Integration with Digital Twins
Advanced plants use digital twins to simulate combined heat and power performance. The same temperature-adjusted heating value calculation can be embedded in those models, feeding predictive control algorithms with accurate energy content. When the virtual plant anticipates a drop in heating value due to a change in supplier, it can signal demand-response assets or fine-tune combustion settings. By copying the JavaScript logic, you can integrate the calculator with process historians, SCADA dashboards, or energy management software. Visualizing the gross versus useful energy chart alongside steam header pressure delivers instant situational awareness.
Troubleshooting Common Variances
If calculated useful energy diverges from actual steam or electricity production, first confirm the heating value source. Gas chromatographs require regular calibration; stale data can skew results by more than five percent. Next, verify that the temperature sensor used for corrections is installed in the flowing stream rather than in ambient air. Finally, revisit the efficiency assumption. Boiler soot, turbine blade fouling, or burner misalignment can all drag efficiency away from the design point, and the calculator may highlight the gap by showing lower than expected useful energy compared with downstream instrumentation.
Future Trends in Heating Value Management
The rise of hydrogen blending, renewable natural gas, and carbon capture introduces new complexity to heating value calculations. Hydrogen carries lower energy density, so even small blends alter combustion dynamics and billing. Renewable natural gas can contain oxygen or siloxanes, changing both heating value and emissions profiles. Capturing and understanding these shifts requires flexible calculators that allow users to change heating value inputs, apply hourly temperature corrections, and visualize energy recovery outcomes instantly. Pairing the calculator with mass spectrometry or spectral sensors is a logical next step for facilities pursuing high fidelity data.

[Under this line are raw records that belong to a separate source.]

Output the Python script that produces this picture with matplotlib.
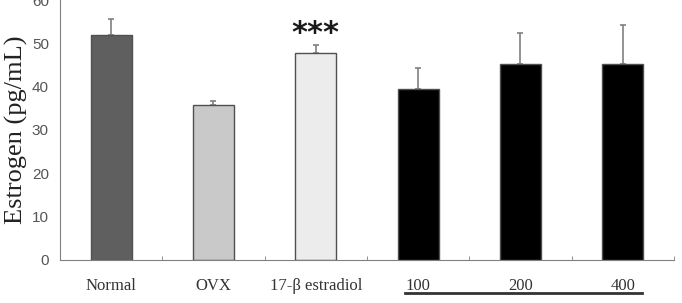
import matplotlib
matplotlib.use("Agg")
import matplotlib.pyplot as plt
from matplotlib.lines import Line2D

# Datos
groups = ["Normal", "OVX", "17-β estradiol", "100", "200", "400"]
means = [52.0, 35.8, 47.8, 39.5, 45.3, 45.2]
errors = [3.6, 0.8, 1.9, 4.7, 7.1, 9.1]
bar_colors = ["#5f5f5f", "#c9c9c9", "#ececec", "#000000", "#000000", "#000000"]

fig = plt.figure(figsize=(6.82, 3.03), dpi=100)
ax = fig.add_axes([0.088, 0.142, 0.900, 0.858])

x = list(range(len(groups)))
ax.bar(x, means, width=0.4, color=bar_colors, edgecolor="#505050", linewidth=1.0, zorder=2)
ax.errorbar(x, means, yerr=[[0] * len(errors), errors], fmt="none",
            ecolor="#808080", elinewidth=1.2, capsize=2, capthick=1.2, zorder=1)

# Asteriscos sobre estradiol
ax.text(2, 52.2, "***", ha="center", va="center", fontsize=22,
        fontweight="bold", family="DejaVu Sans", color="#1a1a1a")

ax.set_xlim(-0.5, 5.5)
ax.set_ylim(0, 60)
ax.set_yticks(range(0, 61, 10))
ax.set_xticks(x)
ax.set_xticklabels(groups, family="Liberation Serif", fontsize=12, color="#333333")
ax.set_xticks([i + 0.5 for i in range(len(groups))], minor=True)
ax.tick_params(axis="x", which="major", length=0, pad=13)
ax.tick_params(axis="x", which="minor", direction="in", length=3, color="#808080")
ax.tick_params(axis="y", length=0, pad=8, labelsize=11, labelcolor="#555555")
for lab in ax.get_yticklabels():
    lab.set_family("Liberation Sans")

ax.set_ylabel("Estrogen (pg/mL)", family="Liberation Serif", fontsize=19, color="#222222", labelpad=3)

for s in ["top", "right"]:
    ax.spines[s].set_visible(False)
ax.spines["left"].set_color("#808080")
ax.spines["bottom"].set_color("#808080")

# Subrayado de las dosis
fig.add_artist(Line2D([405 / 682, 642 / 682], [1 - 293 / 303, 1 - 293 / 303],
                      color="#333333", linewidth=2.0))

fig.savefig("out.png", dpi=100)
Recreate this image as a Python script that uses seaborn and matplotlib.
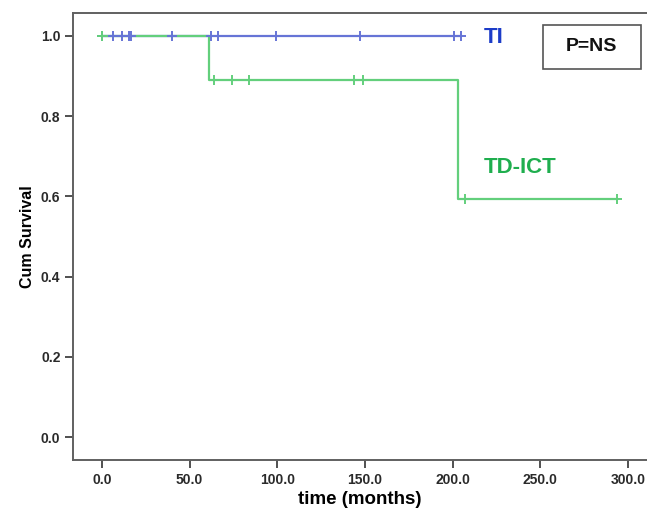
import numpy as np
import pandas as pd
import matplotlib
matplotlib.use("Agg")
import matplotlib.pyplot as plt
from matplotlib.patches import Rectangle
import seaborn as sns

# ── Data (months) ───────────────────────────────────────────────────────────
TI_TIMES = [0.0, 6.3, 11.4, 15.4, 16.6, 40.0, 62.0, 66.0, 99.0, 147.0, 201.0, 205.0]
TI_EVENTS = [0, 0, 0, 0, 0, 0, 0, 0, 0, 0, 0, 0]

TD_TIMES = [0.0, 61.0, 64.0, 74.0, 84.0, 144.0, 149.0, 203.0, 207.0, 294.0]
TD_EVENTS = [0, 1, 0, 0, 0, 0, 0, 1, 0, 0]

GROUP_NAMES = ["TI", "TD-ICT"]
LINE_COLORS = ["#6674d6", "#63cf7c"]
TEXT_COLORS = ["#1c3cc8", "#1fae4e"]

X_TICKS = [0, 50, 100, 150, 200, 250, 300]
Y_TICKS = [0.0, 0.2, 0.4, 0.6, 0.8, 1.0]


def kaplan_meier(times, events):
    df = pd.DataFrame({"t": times, "e": events}).sort_values("t")
    surv = 1.0
    steps = [(0.0, 1.0)]
    censored = []
    for t, grp in df.groupby("t", sort=True):
        at_risk = (df["t"] >= t).sum()
        d = grp["e"].sum()
        if d > 0:
            surv *= 1 - d / at_risk
            steps.append((t, surv))
        for _ in range((grp["e"] == 0).sum()):
            censored.append((t, surv))
    steps.append((df["t"].max(), surv))
    return (pd.DataFrame(steps, columns=["time", "surv"]),
            pd.DataFrame(censored, columns=["time", "surv"]))


plt.rcParams["font.family"] = ["Liberation Sans", "DejaVu Sans"]
fig = plt.figure(figsize=(6.47, 5.11), dpi=100)
ax = fig.add_axes([0.1128, 0.0998, 0.8872, 0.8748])

# blue first, green on top (green line covers blue before the first drop)
for i, (times, events) in enumerate([(TI_TIMES, TI_EVENTS), (TD_TIMES, TD_EVENTS)]):
    col = LINE_COLORS[i]
    steps, cens = kaplan_meier(times, events)
    sns.lineplot(data=steps, x="time", y="surv", ax=ax, color=col,
                 drawstyle="steps-post", linewidth=1.6, estimator=None,
                 sort=False, zorder=2 + i)
    sns.scatterplot(data=cens, x="time", y="surv", ax=ax, color=col,
                    marker="+", s=50, linewidth=1.4, zorder=4 + i)

ax.set_xlim(-16.6, 311)
ax.set_ylim(-0.057, 1.057)
ax.set_xticks(X_TICKS)
ax.set_xticklabels([f"{v:.1f}" for v in X_TICKS])
ax.set_yticks(Y_TICKS)
ax.set_yticklabels([f"{v:.1f}" for v in Y_TICKS])

for side in ["left", "bottom", "top"]:
    ax.spines[side].set_color("#606060")
    ax.spines[side].set_linewidth(1.4)
ax.spines["right"].set_visible(False)
ax.tick_params(direction="out", length=6, width=1.4, color="#505050",
               labelsize=10, labelcolor="#2a2a2a", pad=3)
for lab in ax.get_xticklabels() + ax.get_yticklabels():
    lab.set_fontweight("bold")

ax.set_xlabel("time (months)", fontsize=13.5, fontweight="bold", labelpad=3)
ax.set_ylabel("Cum Survival", fontsize=11.5, fontweight="bold", labelpad=4)

ax.text(217.7, 0.995, GROUP_NAMES[0], color=TEXT_COLORS[0], fontsize=16,
        fontweight="bold", va="center", ha="left")
ax.text(217.7, 0.672, GROUP_NAMES[1], color=TEXT_COLORS[1], fontsize=16,
        fontweight="bold", va="center", ha="left")

ax.add_patch(Rectangle((0.819, 0.875), 0.1705, 0.098, transform=ax.transAxes,
                       facecolor="white", edgecolor="#555555", linewidth=1.2,
                       zorder=6))
ax.text(0.904, 0.924, "P=NS", transform=ax.transAxes, fontsize=14,
        fontweight="bold", ha="center", va="center", color="#111111",
        zorder=7)

fig.savefig("out.png", dpi=100)
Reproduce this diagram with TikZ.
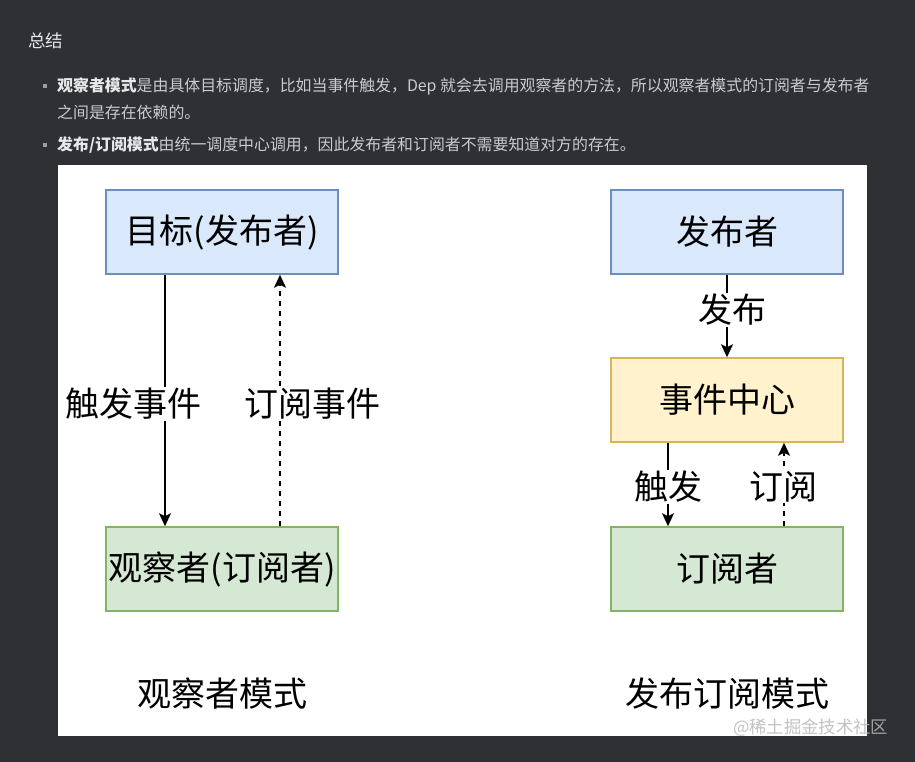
\documentclass[tikz,border=0pt]{standalone}
\usepackage{fontspec}
\setmainfont{Noto Sans CJK SC}
\usetikzlibrary{arrows.meta}
\definecolor{pagebg}{HTML}{2E3034}
\definecolor{bodytext}{HTML}{C9CBCE}
\definecolor{strongtext}{HTML}{E6E7E9}
\definecolor{bulletgray}{HTML}{9A9DA2}
\definecolor{pubfill}{HTML}{DAE8FC}
\definecolor{publine}{HTML}{6C8EBF}
\definecolor{subfill}{HTML}{D5E8D4}
\definecolor{subline}{HTML}{82B366}
\definecolor{hubfill}{HTML}{FFF2CC}
\definecolor{hubline}{HTML}{D6B656}
\tikzset{
  bigfont/.style={font=\fontsize{34}{38}\selectfont},
  card/.style={bigfont, line width=1.5pt, minimum width=232pt, minimum height=84pt, inner sep=0pt},
  pubcard/.style={card, draw=publine, fill=pubfill},
  subcard/.style={card, draw=subline, fill=subfill},
  hubcard/.style={card, draw=hubline, fill=hubfill},
  flow/.style={-{Stealth[length=13pt,width=12pt,inset=3pt]}, line width=1.7pt, black},
  backflow/.style={flow, dash pattern=on 5pt off 5pt},
  edgelabel/.style={bigfont, fill=white, inner sep=1pt},
  prose/.style={anchor=west, text=bodytext, font=\fontsize{15.9}{19}\selectfont, inner sep=0pt}
}
\begin{document}
\begin{tikzpicture}[x=1pt, y=-1pt]
  \useasboundingbox (0,0) rectangle (915,762);
  \fill[pagebg] (0,0) rectangle (915,762);

  % heading and notes
  \node[prose, text=strongtext, font=\fontsize{17.5}{20}\selectfont] (title) at (28,41) {总结};
  \fill[bulletgray] (43,84) rectangle (47,88);
  \node[prose] (noteA) at (57,86) {\textcolor{strongtext}{\bfseries 观察者模式}是由具体目标调度，比如当事件触发，Dep 就会去调用观察者的方法，所以观察者模式的订阅者与发布者};
  \node[prose] (noteB) at (57,112) {之间是存在依赖的。};
  \fill[bulletgray] (43,143) rectangle (47,147);
  \node[prose] (noteC) at (57,145) {\textcolor{strongtext}{\bfseries 发布/订阅模式}由统一调度中心调用，因此发布者和订阅者不需要知道对方的存在。};

  % diagram panel
  \fill[white] (58,165) rectangle (867,736);

  % observer pattern
  \node[pubcard] (target) at (222,232) {目标(发布者)};
  \node[subcard] (observer) at (222,569) {观察者(订阅者)};
  \draw[flow] ([xshift=-57pt]target.south) -- ([xshift=-57pt]observer.north);
  \draw[backflow] ([xshift=58pt]observer.north) -- ([xshift=58pt]target.south);
  \node[edgelabel] (fireA) at (133,404) {触发事件};
  \node[edgelabel] (subA) at (312,404) {订阅事件};
  \node[bigfont] (captionA) at (222,694) {观察者模式};

  % publish/subscribe pattern
  \node[pubcard] (publisher) at (727,232) {发布者};
  \node[hubcard] (hub) at (727,400) {事件中心};
  \node[subcard] (subscriber) at (727,569) {订阅者};
  \draw[flow] (publisher) -- (hub);
  \draw[flow] ([xshift=-59pt]hub.south) -- ([xshift=-59pt]subscriber.north);
  \draw[backflow] ([xshift=57pt]subscriber.north) -- ([xshift=57pt]hub.south);
  \node[edgelabel] (pubB) at (732,310) {发布};
  \node[edgelabel] (fireB) at (668,487) {触发};
  \node[edgelabel] (subB) at (783,487) {订阅};
  \node[bigfont] (captionB) at (727,694) {发布订阅模式};

  % watermark
  \node[anchor=west, text=white!72!black, opacity=0.85, font=\fontsize{17.3}{19}\selectfont, inner sep=0pt] (mark) at (733,728) {@稀土掘金技术社区};
\end{tikzpicture}
\end{document}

Ultimately, a natural gas heating value calculator is a decision support tool. It condenses laboratory data, field meter readings, and efficiency assumptions into actionable insights. Whether you are adjusting burner curves, budgeting for winter consumption, or validating supplier invoices, the combination of accurate algorithms and clear visualization helps eliminate guesswork. By complementing the calculator with authoritative references, such as DOE energy efficiency guidelines and NIST property databases, you ensure that every megajoule in your pipeline is accounted for and that every dollar spent on fuel aligns with operational goals.